1. How to mount Tmpfs
# mkdir -p /mnt/tmp # mount -t tmpfs -o size=20m tmpfs /mnt/tmp
The last line in the following df -k shows the above mounted /mnt/tmp tmpfs file system.
# df -k Filesystem 1K-blocks Used Available Use% Mounted on /dev/sda2 32705400 5002488 26041576 17% / /dev/sda1 194442 18567 165836 11% /boot tmpfs 517320 0 517320 0% /dev/shm tmpfs 20480 0 20480 0% /mnt/tmp
2. How to mount Ramfs
# mkdir -p /mnt/ram # mount -t ramfs -o size=20m ramfs /mnt/ram
The last line in the following mount command shows the above mounted /mnt/ram ramfs file system.

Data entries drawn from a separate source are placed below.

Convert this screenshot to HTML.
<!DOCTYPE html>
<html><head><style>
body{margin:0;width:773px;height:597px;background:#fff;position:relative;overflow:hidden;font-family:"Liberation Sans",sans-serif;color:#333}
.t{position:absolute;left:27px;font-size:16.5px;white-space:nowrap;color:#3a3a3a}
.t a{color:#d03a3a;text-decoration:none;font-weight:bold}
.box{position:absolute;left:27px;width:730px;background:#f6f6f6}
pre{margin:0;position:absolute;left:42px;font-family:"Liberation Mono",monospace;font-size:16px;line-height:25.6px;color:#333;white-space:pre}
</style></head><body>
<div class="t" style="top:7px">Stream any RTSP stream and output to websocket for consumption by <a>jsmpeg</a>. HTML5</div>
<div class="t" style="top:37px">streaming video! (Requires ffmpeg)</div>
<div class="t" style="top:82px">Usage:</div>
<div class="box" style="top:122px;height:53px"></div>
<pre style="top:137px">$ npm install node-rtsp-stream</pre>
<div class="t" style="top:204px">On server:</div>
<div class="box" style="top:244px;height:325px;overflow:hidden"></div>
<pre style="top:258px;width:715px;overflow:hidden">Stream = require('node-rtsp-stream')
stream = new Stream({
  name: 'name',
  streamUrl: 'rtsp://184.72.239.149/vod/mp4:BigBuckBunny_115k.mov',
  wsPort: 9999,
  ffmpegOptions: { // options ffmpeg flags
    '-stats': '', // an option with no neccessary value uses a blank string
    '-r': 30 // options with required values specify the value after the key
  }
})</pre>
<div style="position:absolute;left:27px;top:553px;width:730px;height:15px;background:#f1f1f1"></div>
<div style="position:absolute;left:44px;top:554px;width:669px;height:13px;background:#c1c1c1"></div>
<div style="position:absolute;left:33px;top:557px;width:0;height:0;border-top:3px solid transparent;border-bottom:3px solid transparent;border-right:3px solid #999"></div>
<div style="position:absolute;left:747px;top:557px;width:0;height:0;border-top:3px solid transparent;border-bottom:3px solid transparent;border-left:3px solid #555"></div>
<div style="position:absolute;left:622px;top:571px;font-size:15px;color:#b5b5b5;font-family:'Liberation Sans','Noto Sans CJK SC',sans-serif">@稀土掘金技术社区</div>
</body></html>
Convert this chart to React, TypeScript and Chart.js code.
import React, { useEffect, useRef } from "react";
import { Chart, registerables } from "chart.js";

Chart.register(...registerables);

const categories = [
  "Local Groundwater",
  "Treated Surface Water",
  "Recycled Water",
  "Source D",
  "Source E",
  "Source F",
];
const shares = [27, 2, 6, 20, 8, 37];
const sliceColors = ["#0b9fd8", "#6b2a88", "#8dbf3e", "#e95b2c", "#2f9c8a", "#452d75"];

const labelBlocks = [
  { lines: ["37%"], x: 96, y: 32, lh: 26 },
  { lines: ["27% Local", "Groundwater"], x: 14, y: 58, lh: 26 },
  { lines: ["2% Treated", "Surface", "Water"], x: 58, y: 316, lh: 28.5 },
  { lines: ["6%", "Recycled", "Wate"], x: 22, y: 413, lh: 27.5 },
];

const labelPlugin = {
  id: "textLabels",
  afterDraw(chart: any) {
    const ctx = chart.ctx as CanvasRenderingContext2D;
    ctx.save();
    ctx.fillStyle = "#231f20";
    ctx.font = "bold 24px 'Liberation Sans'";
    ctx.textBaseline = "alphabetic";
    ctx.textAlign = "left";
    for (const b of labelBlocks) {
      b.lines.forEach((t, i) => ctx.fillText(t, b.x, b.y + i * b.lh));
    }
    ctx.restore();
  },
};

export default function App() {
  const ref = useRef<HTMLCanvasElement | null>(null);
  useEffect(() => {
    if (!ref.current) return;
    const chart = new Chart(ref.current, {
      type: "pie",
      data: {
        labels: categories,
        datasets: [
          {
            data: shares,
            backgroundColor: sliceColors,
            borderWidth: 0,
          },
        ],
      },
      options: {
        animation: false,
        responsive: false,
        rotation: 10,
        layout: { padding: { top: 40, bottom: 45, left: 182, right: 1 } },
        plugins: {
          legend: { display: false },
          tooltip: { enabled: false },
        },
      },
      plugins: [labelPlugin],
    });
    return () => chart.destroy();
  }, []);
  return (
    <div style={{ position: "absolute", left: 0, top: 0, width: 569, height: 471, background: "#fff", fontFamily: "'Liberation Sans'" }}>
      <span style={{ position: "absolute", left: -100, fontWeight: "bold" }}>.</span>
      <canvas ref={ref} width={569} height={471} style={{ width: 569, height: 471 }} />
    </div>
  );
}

# mount /dev/sda2 on / type ext3 (rw) proc on /proc type proc (rw) sysfs on /sys type sysfs (rw) devpts on /dev/pts type devpts (rw,gid=5,mode=620) /dev/sda1 on /boot type ext3 (rw) tmpfs on /dev/shm type tmpfs (rw) none on /proc/sys/fs/binfmt_misc type binfmt_misc (rw) sunrpc on /var/lib/nfs/rpc_pipefs type rpc_pipefs (rw) fusectl on /sys/fs/fuse/connections type fusectl (rw) tmpfs on /mnt/tmp type tmpfs (rw,size=20m) ramfs on /mnt/ram type ramfs (rw,size=20m)
You can mount ramfs and tmpfs during boot time by adding an entry to the /etc/fstab.
3. Ramfs vs Tmpfs
Primarily both ramfs and tmpfs does the same thing with few minor differences.
- Ramfs will grow dynamically. So, you need control the process that writes the data to make sure ramfs doesn’t go above the available RAM size in the system. Let us say you have 2GB of RAM on your system and created a 1 GB ramfs and mounted as /tmp/ram. When the total size of the /tmp/ram crosses 1GB, you can still write data to it. System will not stop you from writing data more than 1GB. However, when it goes above total RAM size of 2GB, the system may hang, as there is no place in the RAM to keep the data.
- Tmpfs will not grow dynamically. It would not allow you to write more than the size you’ve specified while mounting the tmpfs. So, you don’t need to worry about controlling the process that writes the data to make sure tmpfs doesn’t go above the specified limit. It may give errors similar to “No space left on device”.
- Tmpfs uses swap.
- Ramfs does not use swap.
4. Disadvantages of Ramfs and Tmpfs
Since both ramfs and tmpfs is writing to the system RAM, it would get deleted once the system gets rebooted, or crashed. So, you should write a process to pick up the data from ramfs/tmpfs to disk in periodic intervals. You can also write a process to write down the data from ramfs/tmpfs to disk while the system is shutting down. But, this will not help you in the time of system crash.
Experimentation | Tmpfs | Ramfs |
---|---|---|
Fill maximum space and continue writing | Will display error | Will continue writing |
Fixed Size | Yes | No |
Uses Swap | Yes | No |
Volatile Storage | Yes | Yes |
If you want your process to write faster, opting for tmpfs is a better choice with precautions about the system crash.